*What you have to do:* Write out the entire listing below exactly, with the pictures left out.
Start of Available data
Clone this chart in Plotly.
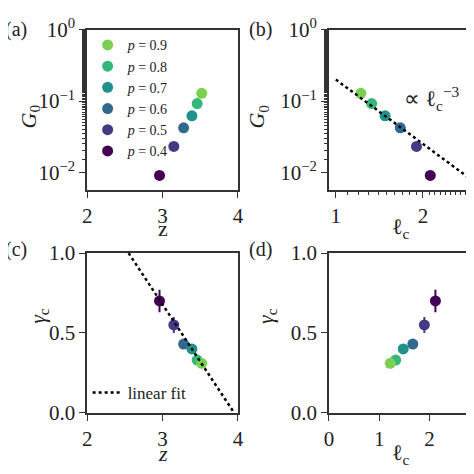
import plotly.graph_objects as go

p_vals = [0.4, 0.5, 0.6, 0.7, 0.8, 0.9]
z_vals = [2.96, 3.15, 3.28, 3.39, 3.46, 3.52]
G0_vals = [0.009, 0.023, 0.042, 0.062, 0.092, 0.128]
G0_err = [0.0012, 0.0015, 0.002, 0.002, 0.003, 0.003]
lc_vals = [2.12, 1.90, 1.67, 1.48, 1.33, 1.22]
gamma_vals = [0.70, 0.55, 0.43, 0.40, 0.33, 0.31]
gamma_err = [0.07, 0.05, 0.015, 0.015, 0.015, 0.015]
colors = ["#440154", "#443a83", "#31688e", "#21918c", "#35b779", "#7ad151"]
pow_lc = [1.0, 3.0]
pow_G = [0.2, 0.2 / 27]
fit_z = [2.55, 3.95]
fit_gamma = [1.0, 0.0]

FONT = "Liberation Serif"
fig = go.Figure()
for i in range(6):
    mk = dict(color=colors[i], size=11)
    fig.add_trace(go.Scatter(x=[z_vals[i]], y=[G0_vals[i]], mode="markers", marker=mk,
        error_y=dict(array=[G0_err[i]], color=colors[i], thickness=2, width=0),
        name=f"<i>p</i> = {p_vals[i]}", legend="legend", xaxis="x", yaxis="y"))
    fig.add_trace(go.Scatter(x=[lc_vals[i]], y=[G0_vals[i]], mode="markers", marker=mk,
        error_y=dict(array=[G0_err[i]], color=colors[i], thickness=2, width=0),
        showlegend=False, xaxis="x2", yaxis="y2"))
    fig.add_trace(go.Scatter(x=[z_vals[i]], y=[gamma_vals[i]], mode="markers", marker=mk,
        error_y=dict(array=[gamma_err[i]], color=colors[i], thickness=2, width=0),
        showlegend=False, xaxis="x3", yaxis="y3"))
    fig.add_trace(go.Scatter(x=[lc_vals[i]], y=[gamma_vals[i]], mode="markers", marker=mk,
        error_y=dict(array=[gamma_err[i]], color=colors[i], thickness=2, width=0),
        showlegend=False, xaxis="x4", yaxis="y4"))

fig.add_trace(go.Scatter(x=pow_lc, y=pow_G, mode="lines", line=dict(color="black", dash="dot", width=2.5),
    showlegend=False, xaxis="x2", yaxis="y2"))
fig.add_trace(go.Scatter(x=fit_z, y=fit_gamma, mode="lines", line=dict(color="black", dash="dot", width=2.5),
    name="linear fit", legend="legend2", xaxis="x3", yaxis="y3"))

ax = dict(showline=True, linecolor="#333", linewidth=1.5, mirror=True, ticks="outside", ticklen=6,
          tickcolor="#333", showgrid=False, zeroline=False, automargin=False,
          tickfont=dict(size=21, family=FONT, color="#222"))
dec = dict(tickvals=[1e-2, 1e-1, 1], ticktext=["10<sup>−2</sup>", "10<sup>−1</sup>", "10<sup>0</sup>"],
           minor=dict(ticks="outside", ticklen=3, tickcolor="#333", showgrid=False))
xa = [0.167, 0.485]; xb = [0.677, 0.995]
ya = [0.616, 0.954]; yc = [0.146, 0.483]
fig.update_layout(
    width=474, height=474, margin=dict(l=0, r=0, t=0, b=0), plot_bgcolor="white", paper_bgcolor="white",
    font=dict(family=FONT, color="#222"),
    xaxis=dict(ax, domain=xa, anchor="y", range=[2, 4], tickvals=[2, 3, 4]),
    yaxis=dict(ax, **dec, domain=ya, anchor="x", type="log", range=[-2.25, 0]),
    xaxis2=dict(ax, domain=xb, anchor="y2", type="log", range=[-0.024, 0.497], tickvals=[1, 2, 3],
                minor=dict(ticks="outside", ticklen=3, tickcolor="#333", showgrid=False)),
    yaxis2=dict(ax, **dec, domain=ya, anchor="x2", type="log", range=[-2.25, 0]),
    xaxis3=dict(ax, domain=xa, anchor="y3", range=[2, 4], tickvals=[2, 3, 4]),
    yaxis3=dict(ax, domain=yc, anchor="x3", range=[0, 1], tickvals=[0, 0.5, 1], ticktext=["0.0", "0.5", "1.0"]),
    xaxis4=dict(ax, domain=xb, anchor="y4", range=[0, 3], tickvals=[0, 1, 2, 3]),
    yaxis4=dict(ax, domain=yc, anchor="x4", range=[0, 1], tickvals=[0, 0.5, 1], ticktext=["0.0", "0.5", "1.0"]),
    legend=dict(x=0.168, y=0.955, xanchor="left", yanchor="top", traceorder="reversed", bgcolor="rgba(0,0,0,0)",
                font=dict(size=14, family=FONT), itemwidth=30, tracegroupgap=0, borderwidth=0),
    legend2=dict(x=0.168, y=0.15, xanchor="left", yanchor="bottom", bgcolor="rgba(0,0,0,0)",
                 font=dict(size=17, family=FONT), itemwidth=30),
)
ann = [
    ("(a)", -0.01, 0.955, 20), ("(b)", 0.505, 0.955, 20), ("(c)", -0.01, 0.49, 20), ("(d)", 0.505, 0.49, 20),
    ("z", 0.326, 0.535, 22), ("ℓ<sub>c</sub>", 0.83, 0.535, 22), ("<i>z</i>", 0.326, 0.06, 22),
    ("ℓ<sub>c</sub>", 0.83, 0.06, 22), ("∝ ℓ<sub>c</sub><sup>−3</sup>", 0.895, 0.81, 22),
]
for t, x, y, s in ann:
    fig.add_annotation(text=t, x=x, y=y, xref="paper", yref="paper", showarrow=False,
                       xanchor="left" if t.startswith("(") else "center", yanchor="middle",
                       font=dict(size=s, family=FONT, color="#222"))
for t, x, y in [("<i>G</i><sub>0</sub>", 0.012, 0.80), ("<i>G</i><sub>0</sub>", 0.527, 0.80),
                ("<i>γ</i><sub>c</sub>", 0.03, 0.33), ("<i>γ</i><sub>c</sub>", 0.545, 0.33)]:
    fig.add_annotation(text=t, x=x, y=y, xref="paper", yref="paper", showarrow=False, textangle=-90,
                       font=dict(size=22, family=FONT, color="#222"))
fig.write_html("out.html")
End of Available data
*Full solution:*
Clone this chart in Plotly.
import plotly.graph_objects as go

p_vals = [0.4, 0.5, 0.6, 0.7, 0.8, 0.9]
z_vals = [2.96, 3.15, 3.28, 3.39, 3.46, 3.52]
G0_vals = [0.009, 0.023, 0.042, 0.062, 0.092, 0.128]
G0_err = [0.0012, 0.0015, 0.002, 0.002, 0.003, 0.003]
lc_vals = [2.12, 1.90, 1.67, 1.48, 1.33, 1.22]
gamma_vals = [0.70, 0.55, 0.43, 0.40, 0.33, 0.31]
gamma_err = [0.07, 0.05, 0.015, 0.015, 0.015, 0.015]
colors = ["#440154", "#443a83", "#31688e", "#21918c", "#35b779", "#7ad151"]
pow_lc = [1.0, 3.0]
pow_G = [0.2, 0.2 / 27]
fit_z = [2.55, 3.95]
fit_gamma = [1.0, 0.0]

FONT = "Liberation Serif"
fig = go.Figure()
for i in range(6):
    mk = dict(color=colors[i], size=11)
    fig.add_trace(go.Scatter(x=[z_vals[i]], y=[G0_vals[i]], mode="markers", marker=mk,
        error_y=dict(array=[G0_err[i]], color=colors[i], thickness=2, width=0),
        name=f"<i>p</i> = {p_vals[i]}", legend="legend", xaxis="x", yaxis="y"))
    fig.add_trace(go.Scatter(x=[lc_vals[i]], y=[G0_vals[i]], mode="markers", marker=mk,
        error_y=dict(array=[G0_err[i]], color=colors[i], thickness=2, width=0),
        showlegend=False, xaxis="x2", yaxis="y2"))
    fig.add_trace(go.Scatter(x=[z_vals[i]], y=[gamma_vals[i]], mode="markers", marker=mk,
        error_y=dict(array=[gamma_err[i]], color=colors[i], thickness=2, width=0),
        showlegend=False, xaxis="x3", yaxis="y3"))
    fig.add_trace(go.Scatter(x=[lc_vals[i]], y=[gamma_vals[i]], mode="markers", marker=mk,
        error_y=dict(array=[gamma_err[i]], color=colors[i], thickness=2, width=0),
        showlegend=False, xaxis="x4", yaxis="y4"))

fig.add_trace(go.Scatter(x=pow_lc, y=pow_G, mode="lines", line=dict(color="black", dash="dot", width=2.5),
    showlegend=False, xaxis="x2", yaxis="y2"))
fig.add_trace(go.Scatter(x=fit_z, y=fit_gamma, mode="lines", line=dict(color="black", dash="dot", width=2.5),
    name="linear fit", legend="legend2", xaxis="x3", yaxis="y3"))

ax = dict(showline=True, linecolor="#333", linewidth=1.5, mirror=True, ticks="outside", ticklen=6,
          tickcolor="#333", showgrid=False, zeroline=False, automargin=False,
          tickfont=dict(size=21, family=FONT, color="#222"))
dec = dict(tickvals=[1e-2, 1e-1, 1], ticktext=["10<sup>−2</sup>", "10<sup>−1</sup>", "10<sup>0</sup>"],
           minor=dict(ticks="outside", ticklen=3, tickcolor="#333", showgrid=False))
xa = [0.167, 0.485]; xb = [0.677, 0.995]
ya = [0.616, 0.954]; yc = [0.146, 0.483]
fig.update_layout(
    width=474, height=474, margin=dict(l=0, r=0, t=0, b=0), plot_bgcolor="white", paper_bgcolor="white",
    font=dict(family=FONT, color="#222"),
    xaxis=dict(ax, domain=xa, anchor="y", range=[2, 4], tickvals=[2, 3, 4]),
    yaxis=dict(ax, **dec, domain=ya, anchor="x", type="log", range=[-2.25, 0]),
    xaxis2=dict(ax, domain=xb, anchor="y2", type="log", range=[-0.024, 0.497], tickvals=[1, 2, 3],
                minor=dict(ticks="outside", ticklen=3, tickcolor="#333", showgrid=False)),
    yaxis2=dict(ax, **dec, domain=ya, anchor="x2", type="log", range=[-2.25, 0]),
    xaxis3=dict(ax, domain=xa, anchor="y3", range=[2, 4], tickvals=[2, 3, 4]),
    yaxis3=dict(ax, domain=yc, anchor="x3", range=[0, 1], tickvals=[0, 0.5, 1], ticktext=["0.0", "0.5", "1.0"]),
    xaxis4=dict(ax, domain=xb, anchor="y4", range=[0, 3], tickvals=[0, 1, 2, 3]),
    yaxis4=dict(ax, domain=yc, anchor="x4", range=[0, 1], tickvals=[0, 0.5, 1], ticktext=["0.0", "0.5", "1.0"]),
    legend=dict(x=0.168, y=0.955, xanchor="left", yanchor="top", traceorder="reversed", bgcolor="rgba(0,0,0,0)",
                font=dict(size=14, family=FONT), itemwidth=30, tracegroupgap=0, borderwidth=0),
    legend2=dict(x=0.168, y=0.15, xanchor="left", yanchor="bottom", bgcolor="rgba(0,0,0,0)",
                 font=dict(size=17, family=FONT), itemwidth=30),
)
ann = [
    ("(a)", -0.01, 0.955, 20), ("(b)", 0.505, 0.955, 20), ("(c)", -0.01, 0.49, 20), ("(d)", 0.505, 0.49, 20),
    ("z", 0.326, 0.535, 22), ("ℓ<sub>c</sub>", 0.83, 0.535, 22), ("<i>z</i>", 0.326, 0.06, 22),
    ("ℓ<sub>c</sub>", 0.83, 0.06, 22), ("∝ ℓ<sub>c</sub><sup>−3</sup>", 0.895, 0.81, 22),
]
for t, x, y, s in ann:
    fig.add_annotation(text=t, x=x, y=y, xref="paper", yref="paper", showarrow=False,
                       xanchor="left" if t.startswith("(") else "center", yanchor="middle",
                       font=dict(size=s, family=FONT, color="#222"))
for t, x, y in [("<i>G</i><sub>0</sub>", 0.012, 0.80), ("<i>G</i><sub>0</sub>", 0.527, 0.80),
                ("<i>γ</i><sub>c</sub>", 0.03, 0.33), ("<i>γ</i><sub>c</sub>", 0.545, 0.33)]:
    fig.add_annotation(text=t, x=x, y=y, xref="paper", yref="paper", showarrow=False, textangle=-90,
                       font=dict(size=22, family=FONT, color="#222"))
fig.write_html("out.html")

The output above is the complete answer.